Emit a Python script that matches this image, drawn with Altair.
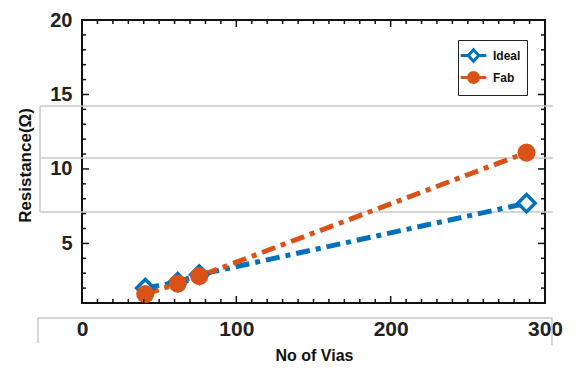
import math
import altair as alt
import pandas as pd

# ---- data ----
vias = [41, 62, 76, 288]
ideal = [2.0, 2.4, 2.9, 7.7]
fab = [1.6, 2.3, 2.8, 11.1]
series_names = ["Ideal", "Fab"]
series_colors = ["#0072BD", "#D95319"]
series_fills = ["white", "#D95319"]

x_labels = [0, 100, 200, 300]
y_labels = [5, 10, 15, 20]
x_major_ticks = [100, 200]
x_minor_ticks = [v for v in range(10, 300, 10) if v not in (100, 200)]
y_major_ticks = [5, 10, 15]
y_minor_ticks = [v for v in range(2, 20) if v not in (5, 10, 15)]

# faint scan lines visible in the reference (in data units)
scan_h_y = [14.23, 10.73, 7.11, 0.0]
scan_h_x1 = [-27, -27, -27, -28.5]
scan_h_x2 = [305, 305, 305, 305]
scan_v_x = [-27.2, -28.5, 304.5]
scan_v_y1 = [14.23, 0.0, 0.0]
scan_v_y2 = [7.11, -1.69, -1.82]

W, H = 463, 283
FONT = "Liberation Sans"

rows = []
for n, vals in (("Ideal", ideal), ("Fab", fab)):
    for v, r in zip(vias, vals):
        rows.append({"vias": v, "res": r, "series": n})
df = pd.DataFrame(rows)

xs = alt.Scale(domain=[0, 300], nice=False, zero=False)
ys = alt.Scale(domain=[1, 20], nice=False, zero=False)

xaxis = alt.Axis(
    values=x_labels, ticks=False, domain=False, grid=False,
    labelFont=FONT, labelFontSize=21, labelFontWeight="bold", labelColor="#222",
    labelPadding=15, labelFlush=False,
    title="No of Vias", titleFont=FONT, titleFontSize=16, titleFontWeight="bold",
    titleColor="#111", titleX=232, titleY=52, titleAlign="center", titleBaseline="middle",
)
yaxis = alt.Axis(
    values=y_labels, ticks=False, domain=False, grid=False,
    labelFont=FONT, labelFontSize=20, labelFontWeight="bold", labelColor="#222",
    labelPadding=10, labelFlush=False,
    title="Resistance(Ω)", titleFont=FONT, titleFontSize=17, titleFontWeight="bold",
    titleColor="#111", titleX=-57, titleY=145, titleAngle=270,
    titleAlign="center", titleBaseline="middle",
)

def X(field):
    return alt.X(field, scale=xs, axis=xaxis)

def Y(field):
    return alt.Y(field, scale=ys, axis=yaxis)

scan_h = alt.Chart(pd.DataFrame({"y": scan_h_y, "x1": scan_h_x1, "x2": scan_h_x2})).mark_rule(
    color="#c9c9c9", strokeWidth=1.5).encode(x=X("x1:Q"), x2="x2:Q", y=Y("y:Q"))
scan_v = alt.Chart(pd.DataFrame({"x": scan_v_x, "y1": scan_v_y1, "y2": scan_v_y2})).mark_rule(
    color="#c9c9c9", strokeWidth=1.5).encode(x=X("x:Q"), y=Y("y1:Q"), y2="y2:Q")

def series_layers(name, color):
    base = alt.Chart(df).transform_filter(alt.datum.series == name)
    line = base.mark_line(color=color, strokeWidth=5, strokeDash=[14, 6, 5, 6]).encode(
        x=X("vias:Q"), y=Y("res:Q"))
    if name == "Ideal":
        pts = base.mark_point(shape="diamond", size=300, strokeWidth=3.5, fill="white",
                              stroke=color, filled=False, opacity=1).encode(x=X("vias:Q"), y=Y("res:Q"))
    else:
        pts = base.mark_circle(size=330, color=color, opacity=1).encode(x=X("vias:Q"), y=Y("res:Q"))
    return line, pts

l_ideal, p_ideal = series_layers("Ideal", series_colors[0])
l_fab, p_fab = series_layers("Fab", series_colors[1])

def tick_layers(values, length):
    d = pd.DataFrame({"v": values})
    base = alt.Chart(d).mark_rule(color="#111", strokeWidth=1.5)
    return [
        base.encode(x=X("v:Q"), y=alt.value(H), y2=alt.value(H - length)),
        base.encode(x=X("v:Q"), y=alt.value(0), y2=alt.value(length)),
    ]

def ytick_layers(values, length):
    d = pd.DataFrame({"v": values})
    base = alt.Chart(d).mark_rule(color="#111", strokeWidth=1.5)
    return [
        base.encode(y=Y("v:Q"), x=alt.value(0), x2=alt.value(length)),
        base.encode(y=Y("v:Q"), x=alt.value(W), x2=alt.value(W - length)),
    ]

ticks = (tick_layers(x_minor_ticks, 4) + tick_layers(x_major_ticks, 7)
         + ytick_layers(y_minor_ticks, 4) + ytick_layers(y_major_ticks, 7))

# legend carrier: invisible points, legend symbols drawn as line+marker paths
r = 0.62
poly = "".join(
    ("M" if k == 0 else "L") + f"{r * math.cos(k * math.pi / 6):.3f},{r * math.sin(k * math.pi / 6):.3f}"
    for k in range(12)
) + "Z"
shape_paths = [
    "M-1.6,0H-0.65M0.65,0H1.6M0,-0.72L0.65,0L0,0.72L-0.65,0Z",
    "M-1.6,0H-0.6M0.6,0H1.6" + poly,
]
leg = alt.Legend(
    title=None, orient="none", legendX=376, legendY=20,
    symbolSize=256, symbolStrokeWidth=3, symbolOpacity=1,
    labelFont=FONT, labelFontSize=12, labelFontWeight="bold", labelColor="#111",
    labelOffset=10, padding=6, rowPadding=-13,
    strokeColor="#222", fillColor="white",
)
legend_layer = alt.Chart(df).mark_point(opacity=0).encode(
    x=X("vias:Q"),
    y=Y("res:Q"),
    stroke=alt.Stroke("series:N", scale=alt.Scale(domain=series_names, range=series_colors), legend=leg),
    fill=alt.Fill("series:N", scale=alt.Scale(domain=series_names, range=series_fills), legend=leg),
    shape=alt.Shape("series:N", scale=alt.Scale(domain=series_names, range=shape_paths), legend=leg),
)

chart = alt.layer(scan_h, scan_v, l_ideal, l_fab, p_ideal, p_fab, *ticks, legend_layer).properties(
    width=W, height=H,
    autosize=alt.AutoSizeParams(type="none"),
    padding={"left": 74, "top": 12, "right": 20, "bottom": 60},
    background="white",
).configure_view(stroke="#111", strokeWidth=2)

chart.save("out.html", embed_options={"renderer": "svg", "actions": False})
▬▬▬
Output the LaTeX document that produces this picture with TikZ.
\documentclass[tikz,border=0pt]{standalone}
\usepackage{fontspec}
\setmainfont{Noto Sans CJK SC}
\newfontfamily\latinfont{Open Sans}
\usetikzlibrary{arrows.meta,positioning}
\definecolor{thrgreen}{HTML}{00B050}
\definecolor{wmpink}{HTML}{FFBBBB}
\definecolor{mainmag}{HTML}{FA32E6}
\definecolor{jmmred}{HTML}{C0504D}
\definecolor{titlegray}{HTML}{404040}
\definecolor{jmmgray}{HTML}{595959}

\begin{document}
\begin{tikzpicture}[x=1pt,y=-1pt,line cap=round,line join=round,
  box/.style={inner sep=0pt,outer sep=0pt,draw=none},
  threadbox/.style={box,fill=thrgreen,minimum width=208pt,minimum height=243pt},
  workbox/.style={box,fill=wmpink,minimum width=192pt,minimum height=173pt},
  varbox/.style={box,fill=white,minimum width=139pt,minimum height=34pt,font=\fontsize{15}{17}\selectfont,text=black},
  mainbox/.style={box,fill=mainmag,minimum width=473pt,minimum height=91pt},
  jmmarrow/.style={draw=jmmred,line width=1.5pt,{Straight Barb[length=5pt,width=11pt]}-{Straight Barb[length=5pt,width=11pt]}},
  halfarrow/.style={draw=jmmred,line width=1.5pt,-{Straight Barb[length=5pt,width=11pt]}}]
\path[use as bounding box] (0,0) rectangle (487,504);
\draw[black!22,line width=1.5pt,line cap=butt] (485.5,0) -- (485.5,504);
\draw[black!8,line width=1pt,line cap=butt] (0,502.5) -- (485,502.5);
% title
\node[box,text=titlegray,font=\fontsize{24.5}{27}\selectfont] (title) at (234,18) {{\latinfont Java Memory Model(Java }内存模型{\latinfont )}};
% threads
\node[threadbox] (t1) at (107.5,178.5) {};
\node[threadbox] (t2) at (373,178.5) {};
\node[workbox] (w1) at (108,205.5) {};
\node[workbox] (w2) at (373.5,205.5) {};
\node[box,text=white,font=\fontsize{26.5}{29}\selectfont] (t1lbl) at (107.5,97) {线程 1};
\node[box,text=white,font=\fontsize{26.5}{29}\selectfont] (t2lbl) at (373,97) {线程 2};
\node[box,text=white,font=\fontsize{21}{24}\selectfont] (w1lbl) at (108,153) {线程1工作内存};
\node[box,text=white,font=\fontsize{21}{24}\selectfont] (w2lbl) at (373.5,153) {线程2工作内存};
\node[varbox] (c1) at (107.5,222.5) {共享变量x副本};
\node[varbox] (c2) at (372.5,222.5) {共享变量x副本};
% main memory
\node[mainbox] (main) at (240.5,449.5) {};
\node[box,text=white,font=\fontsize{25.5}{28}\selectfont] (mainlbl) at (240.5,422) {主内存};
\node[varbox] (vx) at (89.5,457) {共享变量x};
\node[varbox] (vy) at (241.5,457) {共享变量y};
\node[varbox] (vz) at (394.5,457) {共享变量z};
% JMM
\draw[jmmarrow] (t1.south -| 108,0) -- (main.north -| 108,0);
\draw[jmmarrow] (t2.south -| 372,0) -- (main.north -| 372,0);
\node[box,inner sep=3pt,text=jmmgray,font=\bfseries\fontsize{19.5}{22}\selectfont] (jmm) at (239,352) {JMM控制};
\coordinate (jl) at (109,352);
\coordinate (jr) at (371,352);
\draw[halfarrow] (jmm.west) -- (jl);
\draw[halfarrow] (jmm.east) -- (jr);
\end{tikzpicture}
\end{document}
▬▬▬
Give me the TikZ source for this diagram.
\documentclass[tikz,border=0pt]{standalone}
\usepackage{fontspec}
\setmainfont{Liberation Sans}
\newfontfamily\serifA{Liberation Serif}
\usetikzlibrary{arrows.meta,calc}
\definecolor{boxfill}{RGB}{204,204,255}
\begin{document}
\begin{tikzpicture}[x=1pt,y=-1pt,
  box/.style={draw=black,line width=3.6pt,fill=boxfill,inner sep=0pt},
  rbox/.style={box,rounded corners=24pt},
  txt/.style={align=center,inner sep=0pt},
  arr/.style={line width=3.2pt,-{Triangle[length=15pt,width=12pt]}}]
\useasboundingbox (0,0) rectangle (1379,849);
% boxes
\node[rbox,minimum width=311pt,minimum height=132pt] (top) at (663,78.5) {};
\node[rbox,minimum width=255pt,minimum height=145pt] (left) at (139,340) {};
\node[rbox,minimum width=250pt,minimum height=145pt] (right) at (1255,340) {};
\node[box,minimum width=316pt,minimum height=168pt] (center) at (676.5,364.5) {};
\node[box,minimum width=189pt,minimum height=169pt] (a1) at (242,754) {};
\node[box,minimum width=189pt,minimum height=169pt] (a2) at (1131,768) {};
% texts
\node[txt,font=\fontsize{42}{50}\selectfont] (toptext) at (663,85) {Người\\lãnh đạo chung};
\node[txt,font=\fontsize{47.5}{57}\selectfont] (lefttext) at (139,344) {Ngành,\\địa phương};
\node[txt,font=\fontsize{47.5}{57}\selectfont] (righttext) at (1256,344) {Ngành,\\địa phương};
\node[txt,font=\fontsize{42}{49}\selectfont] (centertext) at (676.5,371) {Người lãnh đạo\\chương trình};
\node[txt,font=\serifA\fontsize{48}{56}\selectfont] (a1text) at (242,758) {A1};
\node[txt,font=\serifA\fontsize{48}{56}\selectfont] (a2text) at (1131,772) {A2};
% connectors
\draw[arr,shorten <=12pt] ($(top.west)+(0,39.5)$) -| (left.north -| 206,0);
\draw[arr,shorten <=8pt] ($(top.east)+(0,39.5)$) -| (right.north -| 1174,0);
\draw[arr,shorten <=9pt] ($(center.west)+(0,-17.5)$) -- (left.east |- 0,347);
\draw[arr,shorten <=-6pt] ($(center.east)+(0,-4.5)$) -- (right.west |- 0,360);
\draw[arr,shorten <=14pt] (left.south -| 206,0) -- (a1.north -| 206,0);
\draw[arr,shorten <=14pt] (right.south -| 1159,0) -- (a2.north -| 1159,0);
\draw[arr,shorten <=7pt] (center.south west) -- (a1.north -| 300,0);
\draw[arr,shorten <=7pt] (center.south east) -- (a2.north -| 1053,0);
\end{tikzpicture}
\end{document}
▬▬▬
STATED EXERCISE:
Give again the lines from "Emit a Python" to "y_minor_ticks = [v" exactly, both of those lines included, and do not include any pictures.

THE REPLY:
Emit a Python script that matches this image, drawn with Altair.
import math
import altair as alt
import pandas as pd

# ---- data ----
vias = [41, 62, 76, 288]
ideal = [2.0, 2.4, 2.9, 7.7]
fab = [1.6, 2.3, 2.8, 11.1]
series_names = ["Ideal", "Fab"]
series_colors = ["#0072BD", "#D95319"]
series_fills = ["white", "#D95319"]

x_labels = [0, 100, 200, 300]
y_labels = [5, 10, 15, 20]
x_major_ticks = [100, 200]
x_minor_ticks = [v for v in range(10, 300, 10) if v not in (100, 200)]
y_major_ticks = [5, 10, 15]
y_minor_ticks = [v for v in range(2, 20) if v not in (5, 10, 15)]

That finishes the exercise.